Loïc Masure et la cryptographie
Loïc Masure a rejoint en 2023 le Laboratoire d'informatique, de robotique et de microélectronique de Montpellier (LIRMM - CNRS/Université de Montpellier) en tant que chargé de recherche CNRS.
Quel est votre domaine de recherche ?
Loïc Masure : Ma recherche porte sur la cryptographie, lorsqu'elle est embarquée dans des composants physiques comme une carte SIM ou une carte bancaire par exemple. En temps normal, ces algorithmes de chiffrements sont faits pour résister à des attaques très puissantes pendant plusieurs années. Mais lorsqu'un attaquant mesure le courant consommé ou le champs électromagnétique émis lors de l'exécution de l'algorithme, il peut retrouver des indices sur la clé secrète de chiffrement. En tirant profit de ces indices, il est possible de casser l'algorithme en quelques secondes ! Heureusement, il existe des contre-mesures permettant de rendre ces attaques plus difficiles, au prix d'une exécution plus lente, ou requérant plus de mémoire. Mon travail consiste à la fois à prouver que ces contre-mesures fonctionnent, et dans le cas contraire, à trouver des chemins d'attaque mettant en évidence leur faiblesse.
Qu'avez-vous fait avant d'entrer au CNRS ? Pourquoi avoir choisi le CNRS ?
L.M. : J'ai fait des études en mathématiques appliquées, plus particulièrement en traitement du signal et en apprentissage machine. C'est un peu par hasard que j'ai découvert la cryptographie, en Erasmus. Par chance, j'ai trouvé un sujet de thèse qui alliait les deux au CEA - Leti, à Grenoble. À l'époque, les chercheurs en cryptographie embarquée étaient très divisés sur la pertinence de l'apprentissage machine, notamment à cause de leur côté « boîte-noire ». Mes travaux de thèse ont donc consisté à montrer les avantages et les limites de cette approche. Ce fut extrêmement enrichissant !

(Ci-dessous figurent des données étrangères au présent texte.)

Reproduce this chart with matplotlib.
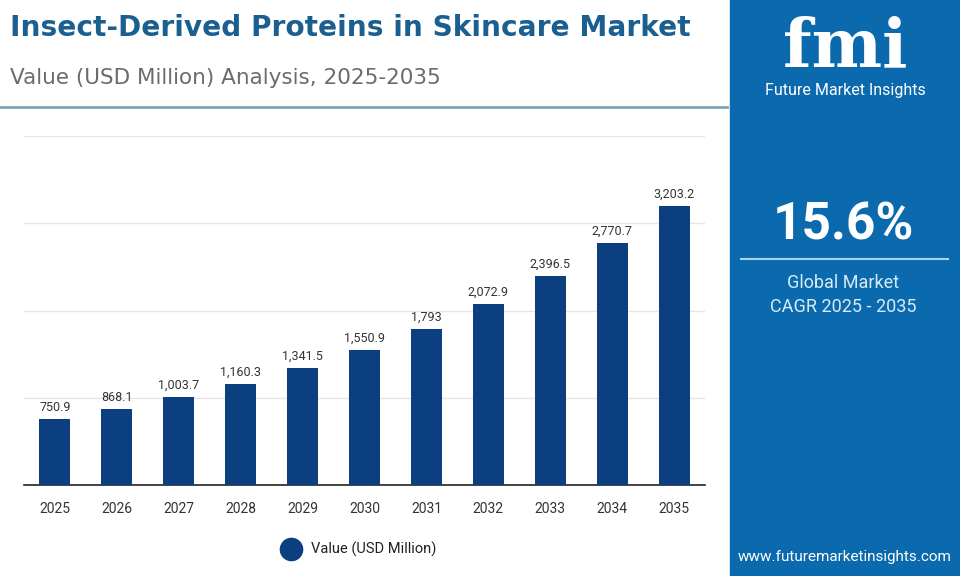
import numpy as np
import matplotlib.pyplot as plt
from matplotlib.patches import Rectangle

# data
years = ['2025', '2026', '2027', '2028', '2029', '2030',
         '2031', '2032', '2033', '2034', '2035']
values = [750.9, 868.1, 1003.7, 1160.3, 1341.5, 1550.9,
          1793, 2072.9, 2396.5, 2770.7, 3203.2]
labels = ['750.9', '868.1', '1,003.7', '1,160.3', '1,341.5', '1,550.9',
          '1,793', '2,072.9', '2,396.5', '2,770.7', '3,203.2']
series_name = 'Value (USD Million)'
cagr = '15.6%'

bar_col = '#0b3f80'
title_col = '#1b5f91'
panel_col = '#0b6aae'

plt.rcParams['font.family'] = ['Roboto', 'DejaVu Sans']

fig = plt.figure(figsize=(9.6, 5.76), dpi=100)

# header
fig.text(10/960, 1-28/576, 'Insect-Derived Proteins in Skincare Market',
         fontsize=20.2, fontweight='bold', family='DejaVu Sans', color=title_col,
         va='center', ha='left')
fig.text(10/960, 1-78/576, 'Value (USD Million) Analysis, 2025-2035',
         fontsize=15.5, family='DejaVu Sans', color='#6b6b6b', va='center', ha='left')
fig.add_artist(plt.Line2D([0, 727/960], [1-107/576]*2, color='#7fa3b5', lw=2,
                          transform=fig.transFigure))

# right panel
fig.add_artist(Rectangle((730/960, 0), 230/960, 1, transform=fig.transFigure,
                         color=panel_col, zorder=0))
fig.text(845/960, 1-80/576, 'fmi', fontsize=48, fontweight='bold', family='DejaVu Serif',
         color='white', ha='center', va='bottom')
fig.text(845/960, 1-90/576, 'Future Market Insights', fontsize=11.5,
         color='white', ha='center', va='center')
fig.text(843/960, 1-225/576, cagr, fontsize=37, fontweight='bold',
         color='white', ha='center', va='center')
fig.add_artist(plt.Line2D([741/960, 948/960], [1-259/576]*2, color='#a9d3ef', lw=1.5,
                          transform=fig.transFigure))
fig.text(843/960, 1-283/576, 'Global Market', fontsize=13,
         color='#d6ebf7', ha='center', va='center')
fig.text(843/960, 1-307/576, 'CAGR 2025 - 2035', fontsize=13,
         color='#d6ebf7', ha='center', va='center')
fig.text(845/960, 1-557/576, 'www.futuremarketinsights.com', fontsize=11,
         color='white', ha='center', va='center')

# chart
ax = fig.add_axes([24/960, 91/576, 681/960, 349/576])
x = np.arange(len(years))
ax.bar(x, values, width=0.5, color=bar_col, zorder=3)
for xi, v, lab in zip(x, values, labels):
    ax.text(xi, v + 60, lab, ha='center', va='bottom', fontsize=9, color='#333333')
ax.set_xlim(-0.5, 10.5)
ax.set_ylim(0, 4000)
ax.set_yticks([0, 1000, 2000, 3000, 4000])
ax.yaxis.grid(True, color='#e6e6e6', lw=1)
ax.set_axisbelow(True)
ax.tick_params(axis='y', left=False, labelleft=False)
ax.tick_params(axis='x', length=0, pad=12, labelsize=10, colors='#333333')
ax.set_xticks(x)
ax.set_xticklabels(years)
for s in ['top', 'right', 'left']:
    ax.spines[s].set_visible(False)
ax.spines['bottom'].set_color('#222222')
ax.spines['bottom'].set_linewidth(1.2)

# legend
fig.add_artist(plt.Line2D([291/960], [1-549/576], marker='o', markersize=16,
                          color=bar_col, transform=fig.transFigure))
fig.text(311/960, 1-549/576, series_name, fontsize=10.5, color='#222222',
         ha='left', va='center')

fig.savefig('out.png', dpi=100)
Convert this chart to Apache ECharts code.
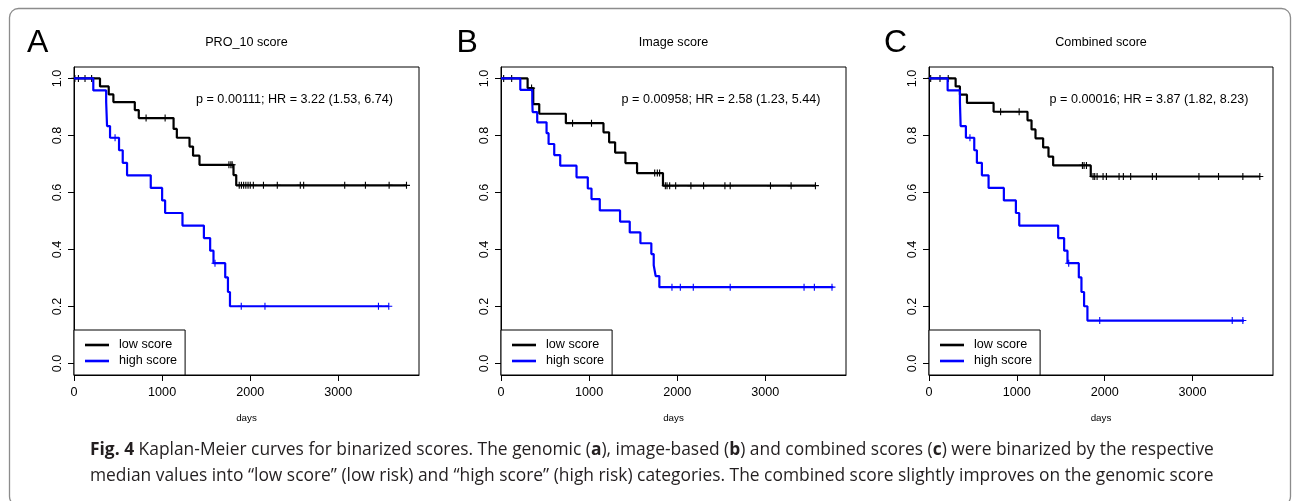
<!DOCTYPE html>
<html><head><meta charset="utf-8">
<script src="https://cdn.jsdelivr.net/npm/echarts@6/dist/echarts.min.js"></script>
<style>html,body{margin:0;padding:0;background:#fff}#c{width:1292px;height:501px}</style>
</head><body><div id="c"></div>
<script>
// ---------- tick labels / texts ----------
const xTicks = [0, 1000, 2000, 3000];
const yTicks = [0, 0.2, 0.4, 0.6, 0.8, 1.0];
const panelLetters = ['A', 'B', 'C'];
const panelTitles = ['PRO_10 score', 'Image score', 'Combined score'];
const statTexts = [
  'p = 0.00111; HR = 3.22 (1.53, 6.74)',
  'p = 0.00958; HR = 2.58 (1.23, 5.44)',
  'p = 0.00016; HR = 3.87 (1.82, 8.23)'
];
const groupNames = ['low score', 'high score'];
const xLabel = 'days';

// ---------- Panel A (PRO_10 score) ----------
const aLowT  = [0, 295, 394, 447, 690, 735, 1130, 1167, 1311, 1351, 1424, 1810, 1841, 3773];
const aLowS  = [1, 0.972, 0.944, 0.917, 0.889, 0.861, 0.823, 0.792, 0.761, 0.729, 0.697, 0.661, 0.625, 0.625];
const aLowCens = [10, 50, 125, 200, 818, 1034, 1758, 1780, 1795, 1875, 1900, 1925, 1950, 1975, 2000, 2035, 2150, 2307, 2568, 2606, 3072, 3307, 3576, 3773];
const aHighT = [0, 219, 365, 370, 375, 409, 511, 553, 602, 871, 1000, 1034, 1231, 1474, 1545, 1583, 1716, 1747, 1770, 3572];
const aHighS = [1, 0.958, 0.917, 0.875, 0.833, 0.792, 0.748, 0.704, 0.660, 0.616, 0.572, 0.528, 0.484, 0.440, 0.396, 0.352, 0.302, 0.251, 0.201, 0.201];
const aHighCens = [466, 1600, 1898, 2167, 3455, 3572];

// ---------- Panel B (Image score) ----------
const bLowT  = [0, 302, 366, 434, 736, 1163, 1227, 1295, 1412, 1544, 1838, 3575];
const bLowS  = [1, 0.966, 0.910, 0.876, 0.843, 0.811, 0.776, 0.740, 0.703, 0.668, 0.624, 0.624];
const bLowCens = [30, 121, 347, 812, 1027, 1744, 1774, 1800, 1865, 1884, 1914, 1982, 2155, 2299, 2541, 2601, 3058, 3292, 3568];
const bHighT = [0, 219, 355, 359, 411, 517, 540, 604, 672, 857, 985, 1027, 1121, 1351, 1461, 1582, 1706, 1733, 1755, 1797, 3770];
const bHighS = [1, 0.960, 0.920, 0.882, 0.846, 0.808, 0.770, 0.731, 0.694, 0.653, 0.614, 0.577, 0.537, 0.498, 0.460, 0.422, 0.384, 0.345, 0.307, 0.268, 0.268];
const bHighCens = [1940, 2035, 2182, 2601, 3439, 3556, 3756];

// ---------- Panel C (Combined score) ----------
const cLowT  = [0, 303, 352, 432, 735, 1121, 1167, 1212, 1299, 1360, 1413, 1841, 3765];
const cLowS  = [1, 0.972, 0.943, 0.914, 0.883, 0.853, 0.821, 0.790, 0.758, 0.726, 0.695, 0.656, 0.656];
const cLowCens = [19, 125, 219, 815, 1026, 1746, 1765, 1792, 1867, 1886, 1913, 1981, 2019, 2163, 2212, 2295, 2542, 2588, 3072, 3295, 3572, 3765];
const cHighT = [0, 212, 352, 356, 360, 420, 515, 545, 602, 678, 852, 989, 1027, 1470, 1538, 1576, 1705, 1735, 1765, 1803, 3585];
const cHighS = [1, 0.958, 0.917, 0.875, 0.833, 0.792, 0.748, 0.704, 0.660, 0.616, 0.572, 0.528, 0.484, 0.440, 0.396, 0.352, 0.302, 0.251, 0.201, 0.151, 0.151];
const cHighCens = [466, 1590, 1943, 3451, 3572];

// ---------- caption ----------
const captionLine1 = [['b', 'Fig. 4'], ['r', ' Kaplan-Meier curves for binarized scores. The genomic ('], ['b', 'a'], ['r', '), image-based ('], ['b', 'b'], ['r', ') and combined scores ('], ['b', 'c'], ['r', ') were binarized by the respective']];
const captionLine2 = 'median values into \u201clow score\u201d (low risk) and \u201chigh score\u201d (high risk) categories. The combined score slightly improves on the genomic score';

// ---------- layout ----------
const FONT = 'Liberation Sans, Arial, Helvetica, sans-serif';
const CAPFONT = 'Open Sans';
const grids = [
  { left: 74, top: 67, width: 345, height: 308 },
  { left: 501, top: 67, width: 345, height: 308 },
  { left: 929, top: 67, width: 344, height: 308 }
];
const letterX = [27, 456.5, 884];
const statX = [294.5, 721, 1149];
const colors = ['#000000', '#0000ff'];

const panels = [
  [[aLowT, aLowS, aLowCens], [aHighT, aHighS, aHighCens]],
  [[bLowT, bLowS, bLowCens], [bHighT, bHighS, bHighCens]],
  [[cLowT, cLowS, cLowCens], [cHighT, cHighS, cHighCens]]
];

function survAt(T, S, t) {
  let s = 1;
  for (let i = 0; i < T.length; i++) if (T[i] <= t) s = S[i];
  return s;
}

const series = [];
const xAxes = [], yAxes = [], legends = [];
panels.forEach((p, gi) => {
  xAxes.push({
    type: 'value', gridIndex: gi, min: 0, max: 3915, position: 'bottom',
    axisLine: { show: true, onZero: false, lineStyle: { color: '#000', width: 1 } }, splitLine: { show: false },
    axisTick: { show: true, inside: false, customValues: xTicks, length: 6, lineStyle: { color: '#000', width: 1 } },
    axisLabel: { customValues: xTicks, color: '#000', fontSize: 12.6, fontFamily: FONT, margin: 11,
      formatter: v => String(Math.round(v)) },
    name: xLabel, nameLocation: 'middle', nameGap: 38,
    nameTextStyle: { color: '#000', fontSize: 9.8, fontFamily: FONT }
  });
  yAxes.push({
    type: 'value', gridIndex: gi, min: -0.04, max: 1.04, position: 'left',
    axisLine: { show: true, onZero: false, lineStyle: { color: '#000', width: 1 } }, splitLine: { show: false },
    axisTick: { show: true, inside: false, customValues: yTicks, length: 6, lineStyle: { color: '#000', width: 1 } },
    axisLabel: { customValues: yTicks, rotate: 90, color: '#000', fontSize: 12.6, fontFamily: FONT, margin: 10,
      formatter: v => Number(v).toFixed(1) }
  });
  legends.push({
    left: grids[gi].left, top: 330, orient: 'vertical', selectedMode: false,
    data: groupNames, icon: 'rect', itemWidth: 24, itemHeight: 2.6, itemGap: 0,
    padding: [7, 8, 6, 11], borderColor: '#000', borderWidth: 1, borderRadius: 0, backgroundColor: '#fff',
    textStyle: { fontSize: 12.6, fontFamily: FONT, color: '#000', lineHeight: 16, padding: [0, 0, 0, 5] }
  });
  p.forEach((g, k) => {
    const [T, S, C] = g;
    series.push({
      name: groupNames[k], type: 'line', step: 'end', xAxisIndex: gi, yAxisIndex: gi,
      data: T.map((t, i) => [t, S[i]]), symbol: 'none', color: colors[k],
      lineStyle: { color: colors[k], width: 2.2 }, itemStyle: { color: colors[k] },
      silent: true, animation: false, z: 2 + k
    });
    series.push({
      name: groupNames[k] + ' censored', type: 'scatter', xAxisIndex: gi, yAxisIndex: gi,
      data: C.map(t => [t, survAt(T, S, t)]),
      symbol: 'path://M5,0L5,10M0,5L10,5', symbolSize: 7,
      itemStyle: { color: 'none', borderColor: colors[k], borderWidth: 1.1, opacity: 1 },
      silent: true, animation: false, z: 2 + k
    });
  });
});

// caption font fitting
const mctx = document.createElement('canvas').getContext('2d');
function mw(weight, txt) { mctx.font = weight + ' 100px "' + CAPFONT + '"'; return mctx.measureText(txt).width; }
let w100 = 0;
captionLine1.forEach(([k, t]) => { w100 += mw(k === 'b' ? 'bold' : 'normal', t); });
const capSize = Math.round(1123 / w100 * 100 * 10) / 10;
const capText1 = captionLine1.map(([k, t]) => k === 'b' ? '{b|' + t + '}' : t).join('');

const graphics = [
  { type: 'rect', shape: { x: 9.5, y: 8.5, width: 1281, height: 497, r: 9 },
    style: { fill: 'none', stroke: '#8c8c8c', lineWidth: 1.3 }, silent: true }
];
grids.forEach((g, gi) => {
  graphics.push({ type: 'text', x: letterX[gi], y: 43,
    style: { text: panelLetters[gi], font: '32px ' + FONT, fill: '#000', textAlign: 'left', textVerticalAlign: 'middle' } });
  graphics.push({ type: 'text', x: g.left + g.width / 2, y: 43,
    style: { text: panelTitles[gi], font: '12.6px ' + FONT, fill: '#000', textAlign: 'center', textVerticalAlign: 'middle' } });
  graphics.push({ type: 'text', x: statX[gi], y: 100,
    style: { text: statTexts[gi], font: '12.6px ' + FONT, fill: '#000', textAlign: 'center', textVerticalAlign: 'middle' } });
});
graphics.push({ type: 'text', x: 90, y: 450,
  style: { text: capText1, fontFamily: CAPFONT, fontSize: capSize, fill: '#231f20', textVerticalAlign: 'middle',
    rich: { b: { fontFamily: CAPFONT, fontSize: capSize, fontWeight: 'bold', fill: '#231f20' } } } });
graphics.push({ type: 'text', x: 90, y: 476,
  style: { text: captionLine2, fontFamily: CAPFONT, fontSize: capSize, fill: '#231f20', textVerticalAlign: 'middle' } });

const chart = echarts.init(document.getElementById('c'), null, { renderer: 'canvas' });
chart.setOption({
  backgroundColor: '#fff',
  animation: false,
  grid: grids.map(g => Object.assign({ show: true, borderColor: '#000', borderWidth: 1, backgroundColor: 'transparent', containLabel: false }, g)),
  xAxis: xAxes, yAxis: yAxes, legend: legends, series: series, graphic: graphics
});
</script></body></html>
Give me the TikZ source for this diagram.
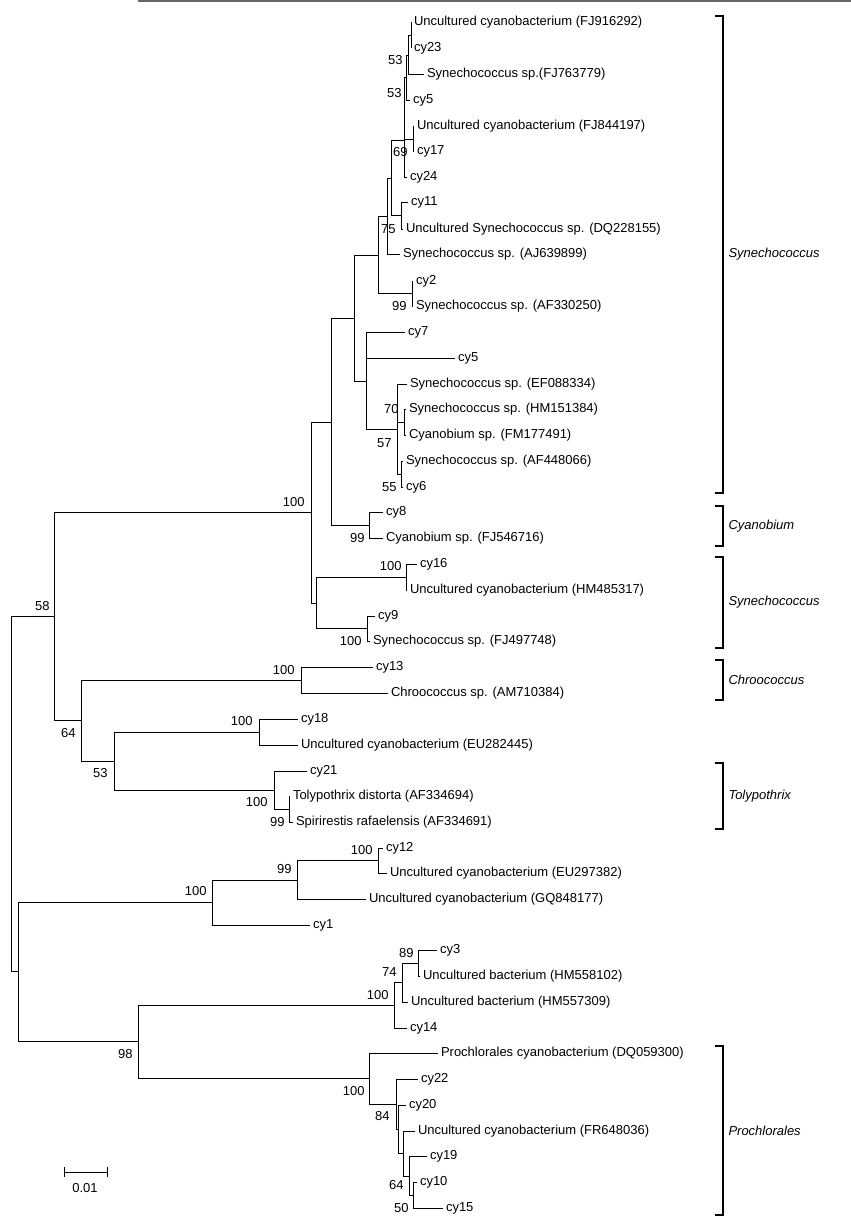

Puis je suis parti deux ans en postdoctorat à l'Université catholique de Louvain, en Belgique. J'y ai rencontré des scientifiques formidables et une grande liberté de recherche, grâce au financement ERC du professeur qui m'a accueilli. Après avoir goûté à cet environnement de recherche exceptionnel, il me tenait à coeur de poursuivre mes travaux dans un cadre semblable : le CNRS était selon moi l'endroit idéal pour cela.
Qu'est-ce qui vous a amené à faire des sciences informatiques ?
L.M. : J'ai toujours aimé les mathématiques et pour moi, les sciences informatiques étaient une manière d'allier l'abstraction des mathématiques au concret. Écrire du code est un vecteur très puissant d'expression des idées, qui peut trouver des applications dans d'autres sciences. Par exemple, pendant la crise du Covid, j'ai découvert les modèles de propagation d'une épidémie. En écrivant un petit code de simulation, j'ai réalisé à quel point cela pouvait être utile et amusant pour montrer les effets du confinement sur l'évolution de l'épidémie !
En informatique, on a la chance de ne pas être très contraints matériellement dans nos expériences. Contrairement à d'autres disciplines où les manipulations expérimentales peuvent prendre des mois et demander des budgets colossaux, la plupart de mes expériences ne demandent pas de gros moyens matériels. Cela permet une approche dynamique faisant dialoguer la théorie et la pratique, et qui s'alimentent l'un l'autre dans une synergie vertueuse.